O mesmo problema suscitado pela Iniciação é levantado em relação à Arte, não
havendo muita diferença entre aquele que pratica uma certa vibração ou
frequência dentro do silêncio, aqui como processo iniciático e o artista que
deixa que a inspiração nele flua, à boa maneira medieval, isto partindo do princípio
que, no início, maçons eram aqueles que praticavam a arte da pedra. A arte
como duplo sopro que molda as formas no areal: o vento molda a areia e sopra,
por sua vez, segundo e seguindo as formas desse areal moldado por ele em
influência criativa mútua (as bacias semânticas das quais nos fala Gilbert
Durand). É sempre um princípio superior que se espera que influencie o
artífice:
“A iniciação representa
verdadeiramente e legitimamente o espírito, animador principal de todas as
coisas, enquanto no que diz respeito à ‘pseudo-iniciação’, o espírito está
naturalmente ausente. Daqui resulta imediatamente que a acção assim exercida,
em vez de ser realmente ‘orgânica’, só pode ter um carácter puramente ‘mecânico’”.
(8)
Rémi Boyer é mais descritivo
relativamente aos processos de funcionamento maçónicos, visando demonstrar a
contradição no que se refere às palavras Igualdade e Fraternidade :
“Em Loja, a palavra circula de
cima para baixo e de baixo para cima. A deslocação de Loja em Loja está
submetida ao controlo hierárquico (…) O saber é esperado vindo do outro, de
fora, ainda que por vezes seja ‘de fora de em si mesmo’”. (9)
Faz, deste modo, um aviso
atento à diferença existente entre iniciação externa e iniciação interna, sendo
que o ”de fora em si mesmo” será trabalho meramente intelectual, sem
a participação do espírito, ainda que solitário. Toda esta hierarquia piramidal
existente em Loja acaba por “…impossibilitar o Companheirismo tradicional, que
é, no entanto, o que justifica a Iniciação na Cidade.”(10)

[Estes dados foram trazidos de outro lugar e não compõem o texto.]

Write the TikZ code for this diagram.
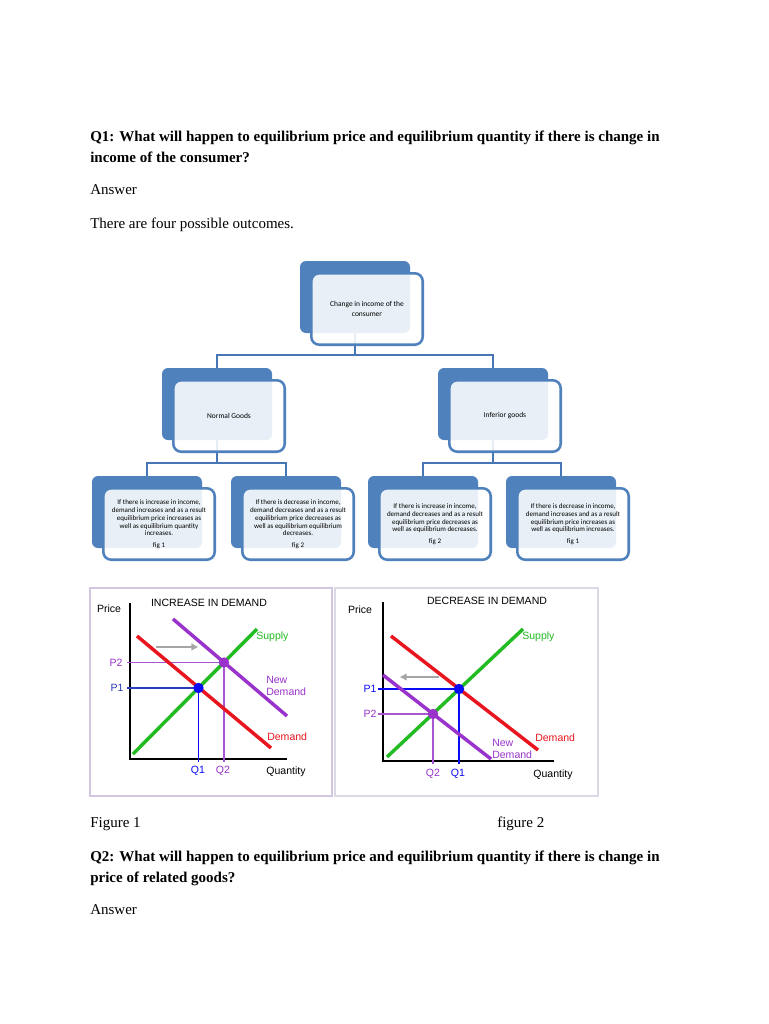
\documentclass[tikz,border=0pt]{standalone}
\usepackage{fontspec}
\setmainfont{Liberation Serif}
\newfontfamily\calib{Carlito}
\newfontfamily\arialf{Liberation Sans}
\usetikzlibrary{calc,arrows.meta}
\pgfdeclarelayer{bg}
\pgfsetlayers{bg,main}
\definecolor{boxblue}{HTML}{4F81BD}
\definecolor{connblue}{HTML}{4677B4}
\definecolor{dred}{HTML}{E8141E}
\definecolor{dgreen}{HTML}{22BB22}
\definecolor{dpurple}{HTML}{9933CC}
\definecolor{lpurple}{HTML}{A955D0}
\definecolor{dblue}{HTML}{0A0AF5}
\definecolor{navy}{HTML}{2A3AB8}
\definecolor{frameA}{HTML}{D2C6E0}
\definecolor{frameB}{HTML}{DCD8E6}
\newcommand\bodyfont{\fontsize{11.25}{13}\selectfont}
\newcommand\midfont{\calib\fontsize{5.6}{7.1}\selectfont}
\newcommand\lowfont{\calib\fontsize{5.25}{5.85}\selectfont}
\newcommand\grfont{\arialf\fontsize{7.9}{9}\selectfont}
\tikzset{
 body/.style={anchor=base west, inner sep=0pt, font=\bodyfont},
 backbox/.style={fill=boxblue, rounded corners=4.5pt, minimum width=82.5pt, minimum height=54pt, inner sep=0pt},
 frontbox/.style={fill=white, fill opacity=0.875, text opacity=1, draw=boxblue, draw opacity=1, line width=1.9pt, rounded corners=6pt, minimum width=83.6pt, minimum height=53.6pt, inner sep=0pt, align=center},
 conn/.style={draw=connblue, line width=1.6pt},
 frameline/.style={line width=1.3pt},
 axis/.style={black, line width=1.1pt},
 curve/.style={line width=2.6pt},
 guide/.style={line width=0.8pt},
 dot/.style={circle, minimum size=7.8pt, inner sep=0pt},
 glab/.style={inner sep=0pt, font=\grfont},
 shiftarrow/.style={draw=gray!70, line width=1.2pt, -{Triangle[length=5pt,width=5pt]}}
}
\newcommand\obox[5]{%
  \node[backbox] (#1) at (#2,#3) {};
  \node[frontbox, font=#5] (#1f) at ($(#1)+(12,12)$) {#4};
}
\begin{document}
\begin{tikzpicture}[x=0.75pt,y=-0.75pt]
\useasboundingbox (0,0) rectangle (768,1024);

% ---------- text ----------
\node[body, font=\bodyfont\bfseries] (q1a) at (90,141) {Q1: What will happen to equilibrium price and equilibrium quantity if there is change in};
\node[body, font=\bodyfont\bfseries] (q1b) at (90,162) {income of the consumer?};
\node[body] (ans1) at (90,194) {Answer};
\node[body] (four) at (90,228) {There are four possible outcomes.};
\node[body] (fig1t) at (90,827) {Figure 1};
\node[body] (fig2t) at (497,827) {figure 2};
\node[body, font=\bodyfont\bfseries] (q2a) at (90,861) {Q2: What will happen to equilibrium price and equilibrium quantity if there is change in};
\node[body, font=\bodyfont\bfseries] (q2b) at (90,882) {price of related goods?};
\node[body] (ans2) at (90,914) {Answer};

% ---------- hierarchy ----------
\obox{tb}{355}{297}{Change in income of the\\consumer}{\midfont}
\obox{m1}{217}{404}{Normal Goods}{\midfont}
\obox{m2}{493}{404}{Inferior goods}{\midfont}
\obox{b1}{147}{512}{If there is increase in income,\\demand increases and as a result\\equilibrium price increases as\\well as equilibrium quantity\\increases.\\[2.5pt]fig 1}{\lowfont}
\obox{b2}{286}{512}{If there is decrease in income,\\demand decreases and as a result\\equilibrium price decreases as\\well as equilibrium equilibrium\\decreases.\\[2.5pt]fig 2}{\lowfont}
\obox{b3}{423}{512}{If there is increase in income,\\demand decreases and as a result\\equilibrium price decreases as\\well as equilibrium decreases.\\[2.5pt]fig 2}{\lowfont}
\obox{b4}{561}{512}{If there is decrease in income,\\demand increases and as a result\\equilibrium price increases as\\well as equilibrium increases.\\[2.5pt]fig 1}{\lowfont}

\begin{pgfonlayer}{bg}
\fill[white] (0,0) rectangle (768,1024);
\draw[conn] (tb.south) -- ++(0,22) coordinate (j1);
\draw[conn] (j1) -| (m1.north);
\draw[conn] (j1) -| (m2.north);
\draw[conn] (m1.south) -- ++(0,23) coordinate (j2);
\draw[conn] (j2) -| (b1.north);
\draw[conn] (j2) -| (b2.north);
\draw[conn] (m2.south) -- ++(0,23) coordinate (j3);
\draw[conn] (j3) -| (b3.north);
\draw[conn] (j3) -| (b4.north);
\end{pgfonlayer}

% ---------- figure 1 ----------
\draw[frameline, draw=frameA] (90,588) rectangle (332,796);
\draw[axis] (130,603) -- (130,759) -- (287,759);
\draw[guide, navy] (127,688) -- (198.5,688);
\draw[guide, dblue] (198.5,688) -- (198.5,762);
\draw[guide, lpurple] (127,662.5) -- (224,662.5) -- (224,762);
\draw[curve, dred] (137,636) -- (271,748);
\draw[curve, dgreen] (133,754) -- (257,629);
\draw[curve, dpurple] (173,619) -- (287,716);
\node[dot, fill=dblue] (p1a) at (198.5,688) {};
\node[dot, fill=dpurple] (p2a) at (224,662.5) {};
\coordinate (arA1) at (156,647);
\coordinate (arA2) at (198,647);
\draw[shiftarrow] (arA1) -- (arA2);
\node[glab] (priceA) at (109,609) {Price};
\node[glab] (titleA) at (209,603) {INCREASE IN DEMAND};
\node[glab, anchor=west, text=dgreen] (supA) at (256,637) {Supply};
\node[glab, anchor=west, align=left, text=dpurple, font=\arialf\fontsize{7.9}{9}\selectfont] (ndA) at (266,686) {New\\Demand};
\node[glab, anchor=west, text=dred] (dA) at (267,737) {Demand};
\node[glab, text=dpurple] (P2A) at (116,663) {P2};
\node[glab, text=navy] (P1A) at (117,688) {P1};
\node[glab, text=dblue] (Q1A) at (198,771) {Q1};
\node[glab, text=dpurple] (Q2A) at (223,771) {Q2};
\node[glab] (quA) at (286,772) {Quantity};

% ---------- figure 2 ----------
\draw[frameline, draw=frameB] (335,588) rectangle (598,796);
\draw[axis] (383,602) -- (383,761) -- (554,761);
\draw[guide, dblue] (378,689) -- (459,689) -- (459,764);
\draw[guide, lpurple] (378,714) -- (433,714) -- (433,764);
\draw[curve, dred] (391,636) -- (538,750);
\draw[curve, dgreen] (387,757) -- (523,629);
\draw[curve, dpurple] (383,675) -- (491,759);
\node[dot, fill=dblue] (p1b) at (459,689) {};
\node[dot, fill=dpurple] (p2b) at (433,714) {};
\coordinate (arB1) at (439,677);
\coordinate (arB2) at (400,677);
\draw[shiftarrow] (arB1) -- (arB2);
\node[glab] (priceB) at (360,610) {Price};
\node[glab] (titleB) at (487,601) {DECREASE IN DEMAND};
\node[glab, anchor=west, text=dgreen] (supB) at (522,637) {Supply};
\node[glab, anchor=west, align=left, text=dpurple, font=\arialf\fontsize{7.9}{9}\selectfont] (ndB) at (492,749) {New\\Demand};
\node[glab, anchor=west, text=dred] (dB) at (535,738) {Demand};
\node[glab, text=dblue] (P1B) at (370,689) {P1};
\node[glab, text=dpurple] (P2B) at (370,714) {P2};
\node[glab, text=dpurple] (Q2B) at (433,774) {Q2};
\node[glab, text=dblue] (Q1B) at (458,774) {Q1};
\node[glab] (quB) at (553,775) {Quantity};
\end{tikzpicture}
\end{document}
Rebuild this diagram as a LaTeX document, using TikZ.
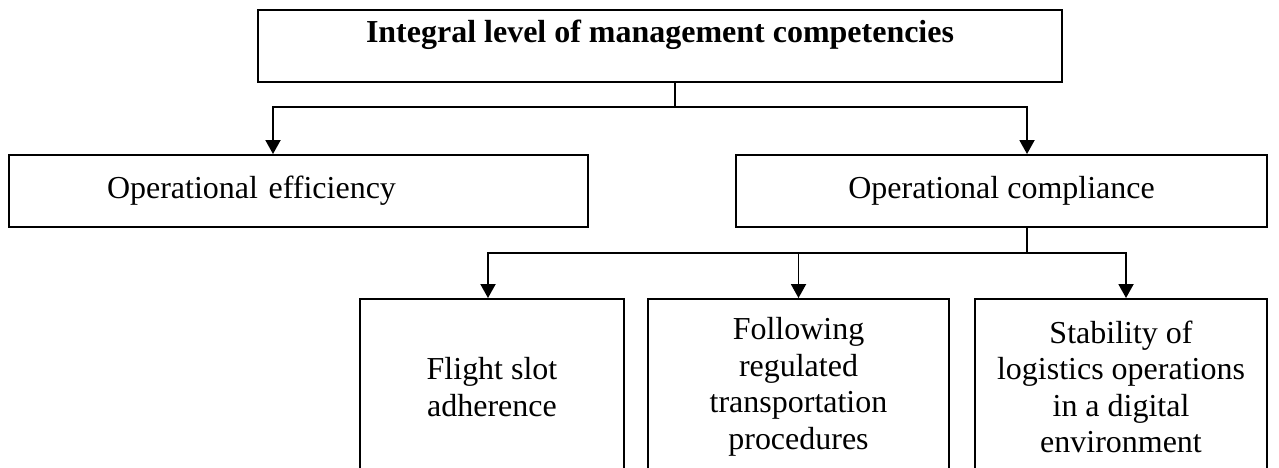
\documentclass[tikz,border=0pt]{standalone}
\usepackage{fontspec}
\setmainfont{Liberation Serif}
\usepackage{tikz}
\usetikzlibrary{arrows.meta}
\tikzstyle{arrow} = [line width=1.1pt,-{Triangle[width=0.3cm,length=0.28cm]}]
\tikzstyle{link} = [line width=1.1pt]
\tikzstyle{rec} = [rectangle, minimum height=1.44cm, text centered, draw=black, line width=1.1pt, font=\fontsize{18.2}{20.8}\selectfont]
\tikzstyle{tallRec} = [rec, minimum height=3.52cm, align=center]

\begin{document}
\begin{tikzpicture}[node distance=2.9cm]
		\useasboundingbox (0,0) rectangle (25.58,-9.36);
		\node (integral) [rec, minimum width=16.08cm, inner ysep=0pt, text height=0.66cm, text depth=0.78cm, font=\fontsize{18.2}{20.8}\selectfont\bfseries] at (13.2,-0.92) {Integral level of management competencies};
		\node (efficiency) [rec, below of=integral, xshift=-7.23cm, inner xsep=1.96cm, text width=7.66cm, align=left] {Operational efficiency};
		\node (compliance) [rec, minimum width=10.62cm, below of=integral, xshift=6.83cm] {Operational compliance};
		\node (slot) [tallRec, minimum width=5.28cm, below of=compliance, xshift=-10.19cm, yshift=-1.02cm] {Flight slot\\adherence};
		\node (procedures) [tallRec, minimum width=6.02cm, below of=compliance, xshift=-4.06cm, yshift=-1.02cm] {Following\\regulated\\transportation\\procedures};
		\node (stability) [tallRec, minimum width=5.84cm, below of=compliance, xshift=2.39cm, yshift=-1.02cm] {Stability of\\logistics operations\\in a digital\\environment};
		\draw [link] ([xshift=0.3cm]integral.south) -- ++(0,-0.48) coordinate (fork1);
		\draw [arrow] (fork1) -| ([xshift=-0.51cm]efficiency.north);
		\draw [arrow] (fork1) -| ([xshift=0.51cm]compliance.north);
		\draw [link] ([xshift=0.51cm]compliance.south) -- ++(0,-0.5) coordinate (fork2);
		\draw [arrow] (fork2) -| ([xshift=-0.08cm]slot.north);
		\draw [arrow] (fork2) -| (procedures.north);
		\draw [arrow] (fork2) -| ([xshift=0.1cm]stability.north);
	\end{tikzpicture}
\end{document}
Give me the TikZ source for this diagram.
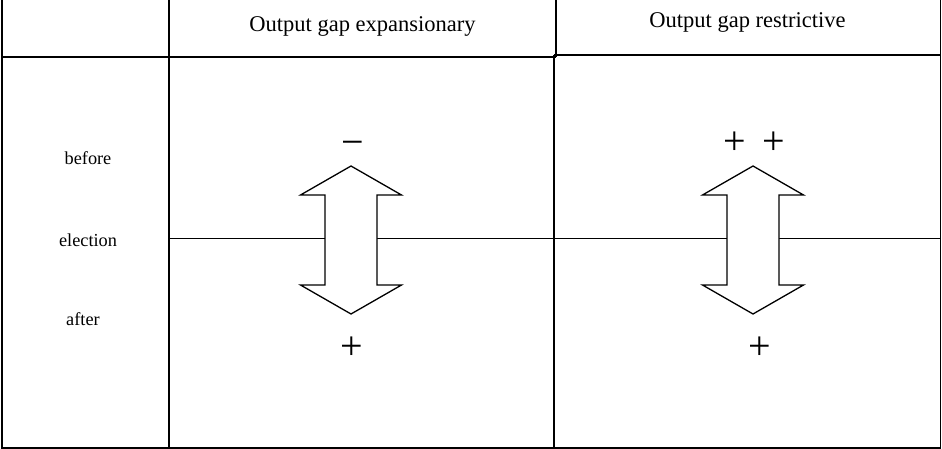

Igualdade e Fraternidade são dois conceitos, portanto, dificilmente
alicerçados, uma vez que implicariam uma certa horizontalidade, uma determinada
Távola Redonda, na qual os Iniciados estariam igualmente posicionados face ao
Centro. Em pirâmide verticalizada, tal distancia não é possível. A Fraternidade
pura, entre irmãos de um mesmo pai e de uma mesma mãe, é difícil de encontrar
numa Sociedade que distingue Aprendizes, Companheiros e Mestres; o mais velho,
o mais sábio, está num plano acima do neófito Aprendiz.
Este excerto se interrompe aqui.